2. When banks make stupid loans that go bad, they get to write off the bad debt against capital gains tax. If a Zopa investor makes a stupid loan that goes bad, they can't. So isn't there an inherent financial advantage to being a bank?
3. Many people don't invest in Zopa because of a commitment to optimum financial management, but because it's interesting, and a sort of fun. Knowing where your tenner tranches have gone makes investing a sort of entertainment. This may be the distruptive aspect, because it changes the value network.
Cheers,
Dave.
Posted by: Dave Birch | August 20, 2009 at 10:34 AM
James
The rates are set by funders who are individuals based upon their risk appetite.
The rate you borrow at is based upon your risk profile, as you say, using Experian et al.
The more risk a funder wants to take, the higher return on their funds and the more paid by a borrower to access those funds.
The less risky a borrower's profile, the less interest they pay.
The only correction I'll make to my point is that Zopa run this at a tenth of the cost, as they don't set the price as Martin explained.
Are you not taking any notice of his response?
Chris
Chris
Posted by: Chris Skinner | August 20, 2009 at 10:53 AM
Chris, you assert that if you take more risk you get a higher return. At Zopa you really get a lower return for taking more risk.
Easy lend sets rates to be the same after Zopa's fee and estimated bad debt, ignoring tax treatment of bad debt. Only those who are not tax payers get even the same expected return for taking more risk, everyone else gets reduced returns as risk increases because of the tax treatment of bad debt.
The bad debt provisions also mean that in practice higher rates after fee and bad debt allowance are achievable in the lower risk markets than in the higher risk C market even if you ignore easy lend. Using the 27 August 2009 market data spreadsheet the highest matched rates were:
Before fee and bad debt allowance
A60: 19.9, 18.9, 15.4.
C60: 20.0, 19.9, 19.5
After fee and bad debt allowance:
A60: 18.1, 17.9, 14.6
C60: 14.8, 14.7, 14.3
So, better rates for A than C, even before dealing with tax on bad debt.
That C rate is bogus. The applications giving the top ten rates in the C60 market were rejected and the highest rate really achieved in C60 was around 17.7% before fee and bad debt allowance, 12.5% after fee and bad debt allowance.
That's a 2% premium for lending to the lower risk market. Your theory is a nice one and I wish it was right but reality disproves it.
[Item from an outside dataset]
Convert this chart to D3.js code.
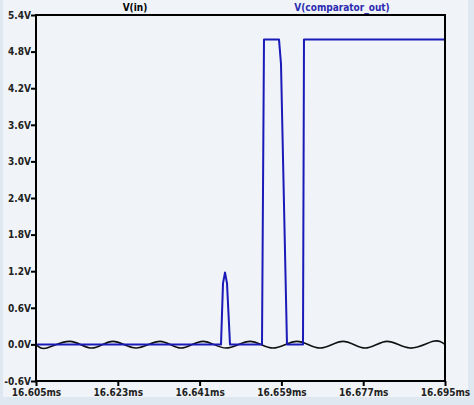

14.6% is still quite a juicy rate and who can be unhappy about it, except the lucky A class borrower who's paying someone that rate? I wonder what 0% balance transfer deals Lloyds is offering on their credit cards this month... 3% fee for 12 months at 0%. But Virgin will do 16 months for 2.8% fee. I wonder if an A market borrower can qualify for that and get 16 months for a hair over 2% APR? That seems to be undercutting Zopa lenders quite thoroughly even if there might be a few months at 16.6% on the low balance at the end of the term... if the balance can't be transferred. Virgin will do a balance transfer to a current account, it's not limited to other cards.
That's OK, Zopa offers quotation searches. Good move. Now go look at Barclaycard doing the same and wonder what happens when that becomes more widespread and it's easy to see whether you'll get the 0% deals before you get a full search on your credit record.